Seule petite ambiguïté, le cas d'Uji. Uji évoque tout de suite le thé de Kyôto. C'est une marque, un nom prestigieux qui fait vendre. Or, la production du seul département de Kyôto est relativement faible, et le thé produit dans une partie des départements de Mie et de Nara, peuvent recevoir l'appellation de "thé d'Uji" (mais pas de Kyôto, attention !).

Par ailleurs, un certain nombre d'appellation désigne l'ensemble des thés produits dans un département. Par exemple, Sayama 狭山 désigne d'une manière générale le thé produit dans le département de Saitama, et pas spécialement le thé produit dans la ville de Sayama. 

Mais l'important reste de comprendre l'utilité, le rôle premier du blend.
Il s'agit de pouvoir fournir un produit identique au fil des années. Le thé est un produit agricole, et il est évident qu'un seul et même champs donnera chaque année un thé plus ou moins différent. Or le consommateur moyen de thé au Japon, achète dans la même boutique, toujours le même produit, depuis longtemps, et il compte bien continuer pendant longtemps. Il est inadmissible que ce produit puisse changer de goût. Donc, on créer des blends, en dosant habillement la proportion d'un certain nombre de thé, on arrive à obtenir toujours un produit qui à le même goût. Blender est un métier admirable, qui nécessite un savoir faire phénoménale.
L'incohérence, c'est que que ce même consommateur n'a pas du tout envie d'entendre que son thé est un blend. Enfin bref,  je ne vais pas encore me relancer dans la description de l'incroyable ignorance des japonais du thé...

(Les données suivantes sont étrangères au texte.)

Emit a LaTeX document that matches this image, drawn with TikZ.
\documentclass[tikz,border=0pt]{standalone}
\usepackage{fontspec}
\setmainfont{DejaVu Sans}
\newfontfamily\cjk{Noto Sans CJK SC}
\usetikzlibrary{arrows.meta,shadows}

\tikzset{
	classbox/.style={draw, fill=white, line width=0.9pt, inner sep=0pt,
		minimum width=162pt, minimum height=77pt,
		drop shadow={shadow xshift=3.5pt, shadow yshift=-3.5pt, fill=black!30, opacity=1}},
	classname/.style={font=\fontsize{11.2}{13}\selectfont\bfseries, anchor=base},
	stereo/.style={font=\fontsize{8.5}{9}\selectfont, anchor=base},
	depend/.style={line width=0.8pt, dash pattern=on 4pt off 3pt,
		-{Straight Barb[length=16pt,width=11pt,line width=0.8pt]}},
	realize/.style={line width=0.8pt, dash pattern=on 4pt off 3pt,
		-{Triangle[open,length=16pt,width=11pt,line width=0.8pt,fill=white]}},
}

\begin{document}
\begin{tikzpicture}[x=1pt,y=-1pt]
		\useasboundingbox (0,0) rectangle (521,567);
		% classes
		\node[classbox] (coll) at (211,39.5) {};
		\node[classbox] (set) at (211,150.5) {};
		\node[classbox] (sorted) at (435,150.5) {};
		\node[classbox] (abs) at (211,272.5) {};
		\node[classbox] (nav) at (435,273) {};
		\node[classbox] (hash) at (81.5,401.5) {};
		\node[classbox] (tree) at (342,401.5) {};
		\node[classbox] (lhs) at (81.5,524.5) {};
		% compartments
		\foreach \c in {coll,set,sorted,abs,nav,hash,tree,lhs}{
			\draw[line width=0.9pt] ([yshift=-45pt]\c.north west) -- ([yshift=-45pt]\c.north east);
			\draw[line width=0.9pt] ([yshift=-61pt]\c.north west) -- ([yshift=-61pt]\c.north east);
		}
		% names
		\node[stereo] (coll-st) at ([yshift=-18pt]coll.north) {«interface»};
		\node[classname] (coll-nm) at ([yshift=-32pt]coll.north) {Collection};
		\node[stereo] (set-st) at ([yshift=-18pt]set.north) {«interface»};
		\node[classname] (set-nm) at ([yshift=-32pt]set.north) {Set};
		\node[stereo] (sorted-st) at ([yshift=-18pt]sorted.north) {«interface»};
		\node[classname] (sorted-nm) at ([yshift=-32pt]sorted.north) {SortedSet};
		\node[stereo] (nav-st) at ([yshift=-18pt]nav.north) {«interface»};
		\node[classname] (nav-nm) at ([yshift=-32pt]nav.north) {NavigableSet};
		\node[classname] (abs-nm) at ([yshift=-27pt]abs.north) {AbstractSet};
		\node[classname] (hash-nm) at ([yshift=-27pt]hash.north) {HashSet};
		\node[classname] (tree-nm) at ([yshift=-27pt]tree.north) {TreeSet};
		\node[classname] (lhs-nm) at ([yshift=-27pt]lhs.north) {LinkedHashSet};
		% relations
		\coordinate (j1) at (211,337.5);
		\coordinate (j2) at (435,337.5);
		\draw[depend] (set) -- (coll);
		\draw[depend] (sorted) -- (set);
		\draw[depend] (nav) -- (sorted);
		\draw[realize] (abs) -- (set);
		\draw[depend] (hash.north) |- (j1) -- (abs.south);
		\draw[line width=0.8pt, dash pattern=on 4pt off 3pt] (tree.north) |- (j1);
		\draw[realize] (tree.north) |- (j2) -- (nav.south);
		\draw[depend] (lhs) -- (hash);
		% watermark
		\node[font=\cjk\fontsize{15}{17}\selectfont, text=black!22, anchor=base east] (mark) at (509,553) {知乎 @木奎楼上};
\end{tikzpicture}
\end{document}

Un blend d'excellents thés donnera un produit excellent, mais si un blend de mauvais thés peut donner un mauvais produit, un blender de talent pourra nous concocter un bon produit avec des thés sinon mauvais, disons pas géniaux.

Aussi, nombreux sont les amateurs de thé japonais qui pensent qu'un blend a plus de profondeur et de subtilité dans ses saveurs et ses parfums qu'un "single tea". C'est parfois vrai.
Mais au delà de cette complexité des saveurs, j'ai depuis que je travaille chez Maruyama-en ouvert les yeux sur les possibilités du blend en matière de préparation. En connaissant les produits qui compose ces savants mélanges, on voit comment les possibilités de combinaison de température de l'eau et de temps d'infusion sont multipliés, jouant sur les qualités différentes des thés qui composent le cocktail, en particulier dans le cas de produits composés de thé très différents issu de régions productrices différentes.

Je dis cela, mais pour ma part je continue à préférer les "single tea", dans ma quête de thés rares et de cultivar passionnant. Seulement, il faut reconnaître les qualités respectives de chacune des parties, et je ne fait plus la grimace.
Et rien n'interdit de jouer à l'apprenti sorcier en composant à la maison ses petits cocktails de thé perso...... 1 gramme de celui-ci, 2 de celui-là ....... Risqué ? peut être, oui, mais allez ! demain je me lance !

Commentaires

  1. Merci pour cet éclairage sur une pratique que je ne pensais pas avoir touché le Japon. Je m'imaginai un peu naïvement les blends limités à certaines productions d'Inde, de Ceylan ou de Chine à destination de l'occident.